Here are some interesting facts to remember when browsing through their e-catalogues:

• The PV panels are rated according to the peak power they produce in watts DC.
  All manufacturers anywhere in the world would indicate this.
• The PV panel s have an efficacy depending on the physical characteristics of the materials used.
  For example the commercially produced Mono crystalline Silicon PV panels could be as efficient as up to 18%.
  The Thin Film PV panels on the other hand would be only about 8-10% efficient.
  The efficiency we refer to here really is the conversion efficiency of solar energy incident on the PV panel to DC electricity.
• The efficacy also will depend on the purity of material, design of panel, manufacturing technology and process and so many other factors as well.
• The recorded maximum conversion efficiencies (Solar energy to electrical energy) of various types of PV panels (as compiled by NREL-USA) are as follows:
  
  • Mono Crystalline Silicon PV Panels –
    Mono crystalline refers to the type of physical structure of the silicon PV material.
    (Efficiency=25.0 % max.)*
  • Poly crystalline Silicon PV Panels –
    Poly crystalline refers to the type of physical structure of the silicon PV material and the efficacy is less than that of the mono crystalline product but cheaper in price.
    (Efficiency =20.4)*
  • CIGS Thin Film PV Panels –
    CIGS refers to the Copper Indium Gallium di Sulphide semi conductor material and exhibit a wide spectrum of advantages over the traditional Crystalline Silicon material’s physical properties.
    Thin Films are naturally flexible and are manufactured in rolls.
    This makes it (just like all thin film PV material) easy and cheaper to ship when the kW densities are compared.
    It is a newer material and technology.
    (Efficiency=20%)*
  • CdTe PV Thin Film Panels –
    The semiconductor material is Cadmium Teluride and the physical nature is a thin film in contrast to the conventional panels of up to 50 mm thickness.
    It is therefore flexible in practical application.
    Efficacy is less than that of the Silicon PV Modules.
    (Efficiency = 16.7% max.)*
  • Amorphous Silicon Thin film PV Panels –
    It’s practically a wonder PV product in that the Amorphous Silicon material is deposited direct on glass or even plastic substrates.
    The semiconductor material is deposited on long plastic rolls, or any other flexible backing like laminated plastic, shingles, roofing tiles and such other material.
    The colour is uniformly distributed in this PV material.
    Therefore are easily blended aesthetically in to the architectural designs where they are incorporated for sustainable energy production. (efficiency=12.5% max)*

*All efficiency figures refer to research level observations. The production model capacities and performance widely vary. Readings reproduced here are indicative and for comparison only.

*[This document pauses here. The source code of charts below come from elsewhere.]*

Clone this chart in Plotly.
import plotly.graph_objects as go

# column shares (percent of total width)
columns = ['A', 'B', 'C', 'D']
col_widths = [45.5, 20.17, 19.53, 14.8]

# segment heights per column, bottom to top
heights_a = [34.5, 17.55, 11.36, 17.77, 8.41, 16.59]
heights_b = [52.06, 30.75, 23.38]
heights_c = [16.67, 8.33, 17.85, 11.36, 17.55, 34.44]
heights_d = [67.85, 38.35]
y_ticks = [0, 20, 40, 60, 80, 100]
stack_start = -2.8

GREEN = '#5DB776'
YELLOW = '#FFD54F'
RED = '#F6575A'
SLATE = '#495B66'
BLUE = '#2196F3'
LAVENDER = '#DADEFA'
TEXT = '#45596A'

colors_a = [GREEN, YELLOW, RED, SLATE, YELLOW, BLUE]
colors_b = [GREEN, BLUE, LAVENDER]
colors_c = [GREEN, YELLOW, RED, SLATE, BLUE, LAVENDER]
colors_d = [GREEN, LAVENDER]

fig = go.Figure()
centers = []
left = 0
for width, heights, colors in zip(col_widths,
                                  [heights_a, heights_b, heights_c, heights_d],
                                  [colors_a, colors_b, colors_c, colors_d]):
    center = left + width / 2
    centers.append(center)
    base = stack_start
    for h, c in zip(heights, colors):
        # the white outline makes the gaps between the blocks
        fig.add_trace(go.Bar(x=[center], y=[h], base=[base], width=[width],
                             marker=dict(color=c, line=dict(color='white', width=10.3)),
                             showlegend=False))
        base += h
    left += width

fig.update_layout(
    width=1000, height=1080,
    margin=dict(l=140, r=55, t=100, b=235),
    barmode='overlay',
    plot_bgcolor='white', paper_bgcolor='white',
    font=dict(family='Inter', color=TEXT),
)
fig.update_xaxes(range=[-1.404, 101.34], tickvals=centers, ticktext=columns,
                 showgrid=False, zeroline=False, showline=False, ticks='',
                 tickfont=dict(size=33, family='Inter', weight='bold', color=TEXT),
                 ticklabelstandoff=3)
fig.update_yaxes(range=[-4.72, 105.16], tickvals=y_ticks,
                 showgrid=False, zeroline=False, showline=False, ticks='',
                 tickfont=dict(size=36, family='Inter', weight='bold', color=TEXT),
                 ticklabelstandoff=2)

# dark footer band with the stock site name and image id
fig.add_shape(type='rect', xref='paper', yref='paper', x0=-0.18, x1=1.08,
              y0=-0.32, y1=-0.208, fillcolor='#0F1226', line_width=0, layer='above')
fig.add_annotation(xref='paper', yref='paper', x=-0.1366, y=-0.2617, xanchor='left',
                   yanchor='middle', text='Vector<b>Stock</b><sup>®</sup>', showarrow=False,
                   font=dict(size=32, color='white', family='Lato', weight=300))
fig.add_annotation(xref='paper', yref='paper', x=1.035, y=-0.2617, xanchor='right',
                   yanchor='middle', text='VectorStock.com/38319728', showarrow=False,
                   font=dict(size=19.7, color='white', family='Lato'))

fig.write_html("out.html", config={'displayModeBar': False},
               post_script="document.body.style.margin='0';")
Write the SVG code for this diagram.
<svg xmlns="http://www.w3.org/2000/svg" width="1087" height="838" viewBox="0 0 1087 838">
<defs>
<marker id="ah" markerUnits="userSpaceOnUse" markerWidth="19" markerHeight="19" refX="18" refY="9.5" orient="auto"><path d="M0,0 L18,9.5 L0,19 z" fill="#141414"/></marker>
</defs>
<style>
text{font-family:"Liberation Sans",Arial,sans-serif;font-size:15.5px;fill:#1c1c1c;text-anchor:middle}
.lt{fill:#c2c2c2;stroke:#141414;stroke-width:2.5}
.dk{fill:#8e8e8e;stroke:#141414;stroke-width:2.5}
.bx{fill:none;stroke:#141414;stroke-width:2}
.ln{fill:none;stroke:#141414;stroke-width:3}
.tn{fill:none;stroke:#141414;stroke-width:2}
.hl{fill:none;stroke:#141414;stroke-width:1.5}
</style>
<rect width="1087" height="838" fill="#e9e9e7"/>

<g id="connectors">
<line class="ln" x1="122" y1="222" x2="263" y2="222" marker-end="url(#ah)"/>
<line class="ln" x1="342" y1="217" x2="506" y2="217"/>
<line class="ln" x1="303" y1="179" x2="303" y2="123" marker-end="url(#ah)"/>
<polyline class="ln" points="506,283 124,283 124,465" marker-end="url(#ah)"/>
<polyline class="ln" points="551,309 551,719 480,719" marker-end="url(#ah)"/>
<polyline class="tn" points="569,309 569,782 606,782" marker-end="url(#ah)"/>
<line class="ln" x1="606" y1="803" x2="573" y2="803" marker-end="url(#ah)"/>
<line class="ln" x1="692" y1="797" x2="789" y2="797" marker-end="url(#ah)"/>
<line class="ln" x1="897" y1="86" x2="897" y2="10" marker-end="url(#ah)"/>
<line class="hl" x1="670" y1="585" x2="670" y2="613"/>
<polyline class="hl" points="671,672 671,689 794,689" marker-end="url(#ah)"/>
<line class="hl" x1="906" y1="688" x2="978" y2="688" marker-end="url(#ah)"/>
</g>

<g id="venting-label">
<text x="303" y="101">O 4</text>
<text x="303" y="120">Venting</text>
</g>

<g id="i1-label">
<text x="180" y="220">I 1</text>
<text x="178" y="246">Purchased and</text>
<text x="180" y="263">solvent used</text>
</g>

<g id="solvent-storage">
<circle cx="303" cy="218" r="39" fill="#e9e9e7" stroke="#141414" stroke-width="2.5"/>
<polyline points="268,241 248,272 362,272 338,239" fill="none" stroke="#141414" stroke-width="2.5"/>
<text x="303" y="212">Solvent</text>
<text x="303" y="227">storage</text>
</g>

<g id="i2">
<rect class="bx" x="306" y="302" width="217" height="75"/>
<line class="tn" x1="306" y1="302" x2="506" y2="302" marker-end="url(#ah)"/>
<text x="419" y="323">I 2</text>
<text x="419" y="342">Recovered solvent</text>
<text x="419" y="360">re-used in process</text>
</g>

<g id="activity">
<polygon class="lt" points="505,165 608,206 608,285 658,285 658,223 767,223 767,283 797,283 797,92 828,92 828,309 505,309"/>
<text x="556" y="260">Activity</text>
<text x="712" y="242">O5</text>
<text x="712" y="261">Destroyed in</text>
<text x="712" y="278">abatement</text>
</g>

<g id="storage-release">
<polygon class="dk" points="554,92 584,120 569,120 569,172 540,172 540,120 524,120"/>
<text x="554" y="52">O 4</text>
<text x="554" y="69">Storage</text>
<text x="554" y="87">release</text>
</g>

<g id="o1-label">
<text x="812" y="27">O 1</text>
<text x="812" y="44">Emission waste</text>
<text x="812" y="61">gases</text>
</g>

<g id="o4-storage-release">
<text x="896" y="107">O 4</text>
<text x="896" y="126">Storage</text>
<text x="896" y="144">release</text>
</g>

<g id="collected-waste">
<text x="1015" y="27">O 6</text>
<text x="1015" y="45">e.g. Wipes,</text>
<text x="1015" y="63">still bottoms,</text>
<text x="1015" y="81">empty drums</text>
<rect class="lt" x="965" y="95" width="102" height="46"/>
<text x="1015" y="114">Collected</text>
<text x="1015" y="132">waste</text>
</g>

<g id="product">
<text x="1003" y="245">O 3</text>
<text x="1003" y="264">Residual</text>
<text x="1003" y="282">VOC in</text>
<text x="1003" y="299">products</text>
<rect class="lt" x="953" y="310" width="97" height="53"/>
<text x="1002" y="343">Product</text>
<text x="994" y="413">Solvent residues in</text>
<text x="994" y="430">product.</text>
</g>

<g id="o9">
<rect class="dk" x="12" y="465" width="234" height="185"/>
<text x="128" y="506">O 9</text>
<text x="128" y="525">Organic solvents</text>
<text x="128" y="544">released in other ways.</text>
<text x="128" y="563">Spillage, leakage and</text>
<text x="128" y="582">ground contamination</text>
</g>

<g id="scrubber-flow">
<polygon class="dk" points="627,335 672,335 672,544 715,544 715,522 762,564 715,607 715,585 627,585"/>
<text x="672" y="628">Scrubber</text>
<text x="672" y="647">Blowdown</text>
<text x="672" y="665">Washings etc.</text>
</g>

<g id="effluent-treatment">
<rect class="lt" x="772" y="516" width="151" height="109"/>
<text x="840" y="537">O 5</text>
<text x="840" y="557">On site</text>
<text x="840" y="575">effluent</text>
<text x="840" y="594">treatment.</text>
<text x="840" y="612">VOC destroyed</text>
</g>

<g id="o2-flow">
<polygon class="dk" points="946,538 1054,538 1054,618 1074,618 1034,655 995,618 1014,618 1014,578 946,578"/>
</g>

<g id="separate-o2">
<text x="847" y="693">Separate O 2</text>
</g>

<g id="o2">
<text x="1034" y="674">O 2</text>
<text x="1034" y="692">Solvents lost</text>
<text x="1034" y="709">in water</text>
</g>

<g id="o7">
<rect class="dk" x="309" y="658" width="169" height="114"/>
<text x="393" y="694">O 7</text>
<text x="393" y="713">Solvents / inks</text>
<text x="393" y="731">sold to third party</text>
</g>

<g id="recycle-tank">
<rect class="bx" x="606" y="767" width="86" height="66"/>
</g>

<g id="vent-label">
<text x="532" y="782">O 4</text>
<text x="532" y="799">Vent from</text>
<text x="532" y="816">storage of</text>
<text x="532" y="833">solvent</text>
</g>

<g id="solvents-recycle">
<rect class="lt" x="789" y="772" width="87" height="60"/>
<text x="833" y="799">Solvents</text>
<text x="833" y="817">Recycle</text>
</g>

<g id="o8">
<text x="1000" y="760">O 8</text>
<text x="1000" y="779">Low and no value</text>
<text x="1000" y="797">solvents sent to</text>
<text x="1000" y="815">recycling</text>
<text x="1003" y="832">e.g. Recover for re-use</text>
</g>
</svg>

The world over you would find some reliable pioneering companies manufacturing high quality PV Panels.
Apart from the specialized manufacturers in UK, USA, Germany, Japan etc.
large corporations like Sharp, Hitachi etc.
too are engaged in research and development and also mass production.

China has now emerged as the world’s 3^rd largest user and the largest manufacturer of Photo Voltaic Panels.
The use of PV panels in large numbers within the country in increasing numbers and the state patronage has developed the industry itself and today one finds hundreds of manufacturers there.
The end result has been the dropping down of the price of PV panels considerably in the world market.
If you are looking for PV panels, made in China, one word of caution! All Chinese PV products are not of high quality though there are a few.
In fact many are not! Look for the appropriate (and valid) certifications for compliance with British, Irish or EU quality standards.